Gov. Bill Ritter is the latest in a long line of folks looking longingly at energy revenues, but he’s not the only one. At last count, there were more than a dozen bills moving through the Colorado legislature with some portion of those monies in the bull’s-eye.

Proposals that look to the state’s severance tax or the federal leasing monies returned to Colorado as salvation for statewide financial needs ranging from transportation to education universally ignore three things:

The reason the pot of money is increasing is increasing activity in the field.

That flurry of new activity brings with it escalating impacts.

The intent in creating those severance taxes and leasing revenues was to provide a means of addressing and mitigating those impacts where they happen.

Many of the proposals would cap the amount of money flowing to communities to address those direct impacts and retain at the state level some or all of the funds above the ceiling to address other needs. That would work out just fine if proponents of that new spending could also figure out a way to cap the impacts the funds are supposed to mitigate. That ain’t gonna happen.

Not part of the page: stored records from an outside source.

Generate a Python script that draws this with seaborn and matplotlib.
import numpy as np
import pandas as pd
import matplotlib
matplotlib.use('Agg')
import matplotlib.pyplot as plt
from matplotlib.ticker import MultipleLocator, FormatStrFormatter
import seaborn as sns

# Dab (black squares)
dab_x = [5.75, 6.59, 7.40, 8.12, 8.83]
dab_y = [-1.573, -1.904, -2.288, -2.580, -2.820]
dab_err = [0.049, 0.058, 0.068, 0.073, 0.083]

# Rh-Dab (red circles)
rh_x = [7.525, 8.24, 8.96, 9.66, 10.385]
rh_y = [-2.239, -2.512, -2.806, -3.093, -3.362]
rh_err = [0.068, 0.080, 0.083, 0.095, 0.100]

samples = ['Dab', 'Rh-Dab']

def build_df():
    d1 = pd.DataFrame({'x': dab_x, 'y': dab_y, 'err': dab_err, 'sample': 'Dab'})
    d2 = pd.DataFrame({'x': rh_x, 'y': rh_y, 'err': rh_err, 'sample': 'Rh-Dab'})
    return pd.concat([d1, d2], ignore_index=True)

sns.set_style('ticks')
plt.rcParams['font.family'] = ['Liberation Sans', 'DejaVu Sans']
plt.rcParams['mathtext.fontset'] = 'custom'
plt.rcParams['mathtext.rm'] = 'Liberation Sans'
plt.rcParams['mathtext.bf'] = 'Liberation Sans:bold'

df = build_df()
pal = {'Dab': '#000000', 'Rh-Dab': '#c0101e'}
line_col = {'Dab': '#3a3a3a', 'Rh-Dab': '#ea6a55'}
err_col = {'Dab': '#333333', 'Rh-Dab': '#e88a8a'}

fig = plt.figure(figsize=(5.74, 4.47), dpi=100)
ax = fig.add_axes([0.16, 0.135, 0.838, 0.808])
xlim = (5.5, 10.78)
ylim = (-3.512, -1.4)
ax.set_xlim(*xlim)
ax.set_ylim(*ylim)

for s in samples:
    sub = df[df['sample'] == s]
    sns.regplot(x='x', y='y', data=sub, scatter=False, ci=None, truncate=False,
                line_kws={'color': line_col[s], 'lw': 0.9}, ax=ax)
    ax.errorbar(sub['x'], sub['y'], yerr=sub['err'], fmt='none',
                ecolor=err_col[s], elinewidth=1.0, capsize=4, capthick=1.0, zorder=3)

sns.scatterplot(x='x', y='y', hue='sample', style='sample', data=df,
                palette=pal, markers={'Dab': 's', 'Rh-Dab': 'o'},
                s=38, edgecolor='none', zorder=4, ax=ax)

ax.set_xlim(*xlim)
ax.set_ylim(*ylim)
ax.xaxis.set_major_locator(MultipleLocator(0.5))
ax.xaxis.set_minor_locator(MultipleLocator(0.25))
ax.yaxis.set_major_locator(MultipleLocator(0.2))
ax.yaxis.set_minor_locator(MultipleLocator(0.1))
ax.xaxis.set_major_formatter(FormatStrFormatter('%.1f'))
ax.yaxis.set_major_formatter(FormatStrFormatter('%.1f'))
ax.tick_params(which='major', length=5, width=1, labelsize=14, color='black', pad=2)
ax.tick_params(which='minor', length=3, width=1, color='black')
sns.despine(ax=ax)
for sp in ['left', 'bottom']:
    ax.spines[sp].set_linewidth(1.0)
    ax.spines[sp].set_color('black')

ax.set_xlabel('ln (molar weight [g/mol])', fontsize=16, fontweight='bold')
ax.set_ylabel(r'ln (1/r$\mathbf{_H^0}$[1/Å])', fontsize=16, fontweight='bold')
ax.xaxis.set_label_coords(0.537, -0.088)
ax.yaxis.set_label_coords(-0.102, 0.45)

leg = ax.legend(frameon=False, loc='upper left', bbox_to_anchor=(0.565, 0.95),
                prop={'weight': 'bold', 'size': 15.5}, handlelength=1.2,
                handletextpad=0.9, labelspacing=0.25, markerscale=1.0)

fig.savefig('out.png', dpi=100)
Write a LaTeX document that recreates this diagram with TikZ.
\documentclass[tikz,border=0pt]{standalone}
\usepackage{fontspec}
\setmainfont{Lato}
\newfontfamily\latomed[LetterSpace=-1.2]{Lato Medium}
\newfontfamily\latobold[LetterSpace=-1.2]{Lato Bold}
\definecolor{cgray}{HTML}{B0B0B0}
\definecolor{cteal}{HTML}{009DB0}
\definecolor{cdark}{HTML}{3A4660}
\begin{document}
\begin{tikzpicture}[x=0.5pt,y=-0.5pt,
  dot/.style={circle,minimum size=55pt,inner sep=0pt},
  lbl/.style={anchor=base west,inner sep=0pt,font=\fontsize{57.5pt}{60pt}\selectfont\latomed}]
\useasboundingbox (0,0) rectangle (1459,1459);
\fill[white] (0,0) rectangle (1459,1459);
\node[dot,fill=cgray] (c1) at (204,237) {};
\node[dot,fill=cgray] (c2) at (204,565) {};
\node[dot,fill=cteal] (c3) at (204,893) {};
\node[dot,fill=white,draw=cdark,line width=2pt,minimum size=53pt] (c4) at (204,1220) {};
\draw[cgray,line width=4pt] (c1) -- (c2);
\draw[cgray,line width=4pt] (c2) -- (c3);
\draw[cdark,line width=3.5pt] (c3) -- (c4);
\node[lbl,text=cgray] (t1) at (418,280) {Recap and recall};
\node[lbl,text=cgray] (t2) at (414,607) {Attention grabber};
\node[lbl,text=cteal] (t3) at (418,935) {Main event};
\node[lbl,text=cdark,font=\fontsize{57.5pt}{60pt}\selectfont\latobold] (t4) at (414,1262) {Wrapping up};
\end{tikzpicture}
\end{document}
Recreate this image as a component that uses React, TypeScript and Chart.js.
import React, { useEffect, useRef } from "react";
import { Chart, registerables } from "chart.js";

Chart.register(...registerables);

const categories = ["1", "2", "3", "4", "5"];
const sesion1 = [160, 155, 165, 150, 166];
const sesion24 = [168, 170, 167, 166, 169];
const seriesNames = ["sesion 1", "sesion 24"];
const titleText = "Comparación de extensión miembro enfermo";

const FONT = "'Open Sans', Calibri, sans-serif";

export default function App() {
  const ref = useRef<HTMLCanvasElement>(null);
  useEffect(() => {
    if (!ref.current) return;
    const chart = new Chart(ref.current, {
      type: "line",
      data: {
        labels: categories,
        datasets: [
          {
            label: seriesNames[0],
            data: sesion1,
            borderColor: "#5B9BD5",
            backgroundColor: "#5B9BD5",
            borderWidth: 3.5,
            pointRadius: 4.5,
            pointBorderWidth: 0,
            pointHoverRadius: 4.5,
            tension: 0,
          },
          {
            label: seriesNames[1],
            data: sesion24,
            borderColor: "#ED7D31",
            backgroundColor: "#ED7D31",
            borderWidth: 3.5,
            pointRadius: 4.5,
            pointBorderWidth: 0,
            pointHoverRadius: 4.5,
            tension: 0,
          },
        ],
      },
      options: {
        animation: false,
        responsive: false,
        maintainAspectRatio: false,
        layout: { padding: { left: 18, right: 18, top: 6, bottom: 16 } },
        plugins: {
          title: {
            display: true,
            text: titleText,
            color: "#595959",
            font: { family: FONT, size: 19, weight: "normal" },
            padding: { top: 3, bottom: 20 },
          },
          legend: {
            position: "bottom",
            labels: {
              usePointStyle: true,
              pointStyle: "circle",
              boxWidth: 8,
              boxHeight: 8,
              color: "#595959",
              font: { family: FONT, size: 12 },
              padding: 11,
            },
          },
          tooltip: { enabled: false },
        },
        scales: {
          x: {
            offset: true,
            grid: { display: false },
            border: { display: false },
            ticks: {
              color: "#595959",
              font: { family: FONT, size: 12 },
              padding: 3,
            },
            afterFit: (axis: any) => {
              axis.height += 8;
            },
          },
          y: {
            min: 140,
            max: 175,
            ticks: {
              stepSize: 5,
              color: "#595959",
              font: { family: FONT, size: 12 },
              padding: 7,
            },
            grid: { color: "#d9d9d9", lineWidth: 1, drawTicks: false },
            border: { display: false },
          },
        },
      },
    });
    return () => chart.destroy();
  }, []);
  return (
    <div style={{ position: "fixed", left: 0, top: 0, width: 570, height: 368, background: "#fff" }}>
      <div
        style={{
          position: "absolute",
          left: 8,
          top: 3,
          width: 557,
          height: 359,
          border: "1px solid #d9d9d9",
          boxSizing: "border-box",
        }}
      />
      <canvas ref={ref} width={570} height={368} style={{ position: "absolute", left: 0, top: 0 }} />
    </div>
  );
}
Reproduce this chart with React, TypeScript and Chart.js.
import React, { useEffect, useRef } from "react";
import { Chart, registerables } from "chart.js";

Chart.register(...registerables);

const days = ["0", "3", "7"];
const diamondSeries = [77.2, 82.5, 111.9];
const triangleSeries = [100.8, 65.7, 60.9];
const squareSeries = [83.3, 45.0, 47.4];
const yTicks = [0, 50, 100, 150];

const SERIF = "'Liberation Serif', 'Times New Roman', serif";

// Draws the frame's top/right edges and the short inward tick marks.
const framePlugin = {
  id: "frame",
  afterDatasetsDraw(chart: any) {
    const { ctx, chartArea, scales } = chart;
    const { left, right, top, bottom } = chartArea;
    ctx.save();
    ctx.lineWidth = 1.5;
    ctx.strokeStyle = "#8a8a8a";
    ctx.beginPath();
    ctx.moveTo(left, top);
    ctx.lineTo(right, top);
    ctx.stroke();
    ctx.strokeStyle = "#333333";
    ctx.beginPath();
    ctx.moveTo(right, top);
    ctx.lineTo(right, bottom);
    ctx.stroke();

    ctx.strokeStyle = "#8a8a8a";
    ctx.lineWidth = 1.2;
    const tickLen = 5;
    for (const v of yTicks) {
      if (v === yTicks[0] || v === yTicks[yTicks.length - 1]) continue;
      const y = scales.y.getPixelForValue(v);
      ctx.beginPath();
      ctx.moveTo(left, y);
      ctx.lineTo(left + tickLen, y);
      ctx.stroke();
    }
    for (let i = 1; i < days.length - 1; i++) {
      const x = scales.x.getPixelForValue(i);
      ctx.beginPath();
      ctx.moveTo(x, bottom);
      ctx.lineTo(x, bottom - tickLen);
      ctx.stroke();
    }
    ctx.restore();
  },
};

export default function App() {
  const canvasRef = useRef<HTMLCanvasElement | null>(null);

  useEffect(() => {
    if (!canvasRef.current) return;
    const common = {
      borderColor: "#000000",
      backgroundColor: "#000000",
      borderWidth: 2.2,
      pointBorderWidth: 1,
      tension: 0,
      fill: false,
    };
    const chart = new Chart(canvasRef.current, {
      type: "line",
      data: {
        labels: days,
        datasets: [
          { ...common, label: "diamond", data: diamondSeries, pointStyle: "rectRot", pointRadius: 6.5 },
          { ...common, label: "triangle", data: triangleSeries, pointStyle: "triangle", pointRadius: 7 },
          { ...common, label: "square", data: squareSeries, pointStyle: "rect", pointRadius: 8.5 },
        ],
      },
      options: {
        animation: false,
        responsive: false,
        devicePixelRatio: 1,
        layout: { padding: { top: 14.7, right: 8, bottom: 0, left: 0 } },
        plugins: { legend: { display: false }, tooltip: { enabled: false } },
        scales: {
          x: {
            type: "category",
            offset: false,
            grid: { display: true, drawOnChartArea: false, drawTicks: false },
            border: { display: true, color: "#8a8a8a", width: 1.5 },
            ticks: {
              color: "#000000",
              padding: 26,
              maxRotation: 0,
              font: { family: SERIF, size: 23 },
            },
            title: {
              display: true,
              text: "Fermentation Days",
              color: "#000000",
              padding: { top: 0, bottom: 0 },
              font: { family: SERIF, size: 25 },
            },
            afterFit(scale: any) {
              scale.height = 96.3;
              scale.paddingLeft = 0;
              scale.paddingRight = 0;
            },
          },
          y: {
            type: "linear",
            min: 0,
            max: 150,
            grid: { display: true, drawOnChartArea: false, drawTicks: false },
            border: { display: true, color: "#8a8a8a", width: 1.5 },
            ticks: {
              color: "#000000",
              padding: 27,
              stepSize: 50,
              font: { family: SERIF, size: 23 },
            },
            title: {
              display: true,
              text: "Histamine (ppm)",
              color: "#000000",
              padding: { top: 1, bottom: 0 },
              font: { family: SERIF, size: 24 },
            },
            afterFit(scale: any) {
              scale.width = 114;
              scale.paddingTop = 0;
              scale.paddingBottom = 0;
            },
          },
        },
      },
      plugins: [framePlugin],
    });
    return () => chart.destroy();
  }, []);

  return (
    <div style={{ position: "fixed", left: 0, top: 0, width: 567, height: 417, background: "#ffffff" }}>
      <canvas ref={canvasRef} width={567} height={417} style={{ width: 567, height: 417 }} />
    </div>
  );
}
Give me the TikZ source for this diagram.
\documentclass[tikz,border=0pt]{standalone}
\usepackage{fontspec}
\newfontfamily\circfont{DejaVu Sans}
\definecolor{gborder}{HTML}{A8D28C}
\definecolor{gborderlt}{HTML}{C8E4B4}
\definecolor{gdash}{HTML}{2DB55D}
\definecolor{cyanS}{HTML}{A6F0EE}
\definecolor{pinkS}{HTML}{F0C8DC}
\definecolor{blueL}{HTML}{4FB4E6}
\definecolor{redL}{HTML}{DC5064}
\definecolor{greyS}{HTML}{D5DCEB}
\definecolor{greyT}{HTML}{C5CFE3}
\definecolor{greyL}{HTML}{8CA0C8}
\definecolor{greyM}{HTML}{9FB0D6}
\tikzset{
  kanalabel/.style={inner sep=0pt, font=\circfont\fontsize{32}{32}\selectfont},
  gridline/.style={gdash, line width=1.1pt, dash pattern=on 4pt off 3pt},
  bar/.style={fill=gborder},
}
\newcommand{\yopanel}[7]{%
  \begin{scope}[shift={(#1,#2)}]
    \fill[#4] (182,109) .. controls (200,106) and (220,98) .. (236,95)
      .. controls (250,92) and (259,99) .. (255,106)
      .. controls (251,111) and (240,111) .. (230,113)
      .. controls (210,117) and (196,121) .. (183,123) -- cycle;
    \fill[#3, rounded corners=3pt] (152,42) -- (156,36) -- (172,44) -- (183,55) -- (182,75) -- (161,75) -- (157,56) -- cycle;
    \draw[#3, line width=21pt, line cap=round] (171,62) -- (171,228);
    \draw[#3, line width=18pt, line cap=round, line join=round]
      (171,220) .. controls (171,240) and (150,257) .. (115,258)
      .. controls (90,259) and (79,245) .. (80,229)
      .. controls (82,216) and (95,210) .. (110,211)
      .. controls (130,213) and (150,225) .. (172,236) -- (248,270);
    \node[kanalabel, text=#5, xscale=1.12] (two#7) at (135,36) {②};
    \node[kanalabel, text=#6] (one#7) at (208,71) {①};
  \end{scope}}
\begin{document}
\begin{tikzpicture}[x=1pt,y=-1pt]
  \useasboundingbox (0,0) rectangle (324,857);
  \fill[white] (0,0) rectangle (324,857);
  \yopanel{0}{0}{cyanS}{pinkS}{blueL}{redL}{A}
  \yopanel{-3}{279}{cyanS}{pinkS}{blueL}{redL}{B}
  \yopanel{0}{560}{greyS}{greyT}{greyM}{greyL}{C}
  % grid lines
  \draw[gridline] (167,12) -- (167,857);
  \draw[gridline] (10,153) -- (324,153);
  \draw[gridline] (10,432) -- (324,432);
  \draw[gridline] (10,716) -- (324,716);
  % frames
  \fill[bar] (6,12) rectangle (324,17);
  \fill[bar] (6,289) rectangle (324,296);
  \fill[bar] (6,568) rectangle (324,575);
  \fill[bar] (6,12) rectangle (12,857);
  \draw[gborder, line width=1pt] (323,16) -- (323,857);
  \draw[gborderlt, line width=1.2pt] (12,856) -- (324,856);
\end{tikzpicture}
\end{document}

One of the disadvantages those of us in the energy patch are facing is that many of those other needs, education and transportation being good examples, are well documented while we’ve done a poor job of adding up all the unmet needs prompted by energy development.

Part of the reason is that they’re so overwhelming in many cases. Witness more than $200 million in costs catalogued in a recent study in Rio Blanco County and nearly $20 million needed just for wastewater treatment upgrades in Rifle. Other factors are the reluctance of the industry itself to study the cumulative impacts of energy activities, coupled with opposition to that by some local officials looking through their rose-colored glasses at only the positive impacts of increased economic growth.

Right now, the Colorado Department of Local Affairs is following up on a suggestion from the Colorado Municipal League and coordinating a survey of energy-impacted cities and counties about unmet needs as well as the positive effects that access to these revenues have had on those communities.

There are a couple of unfortunate consequences of this unseemly rush to raid the candy jar while the goodies are pouring in. It unnecessarily sets up a zero sum battle over the new funds available from the incremental growth of energy activity. None of us in local government doubts the importance of education. Most of us preach the value of an educated workforce in our economic development efforts and go out of our way to support schools, as is evidenced in Grand Junction’s past contributions to Mesa State College and joint efforts with District 51. And most of our citizens could quickly come up with a list of unmet local, regional and statewide transportation needs.

It’s also too bad that all of these measures, including Gov. Ritter’s proposal, didn’t start with collaboration, an opening discussion that could have put all of our unmet needs, local and statewide, on the table and involved us in developing the best overall response.

Instead, local communities reeling from increasing impacts of energy activities are being forced to play defense when they might have been partners in helping create solutions.

That’s why I’ve suggested a timeout, that we save this discussion for a post-session effort that includes all parties. Without immediate legislative and gubernatorial pressures, we could better see how this candy jar and other current and future pots of money might best resolve Colorado’s problems while preserving the ability of local communities to mitigate the very real impacts they face now and in the future.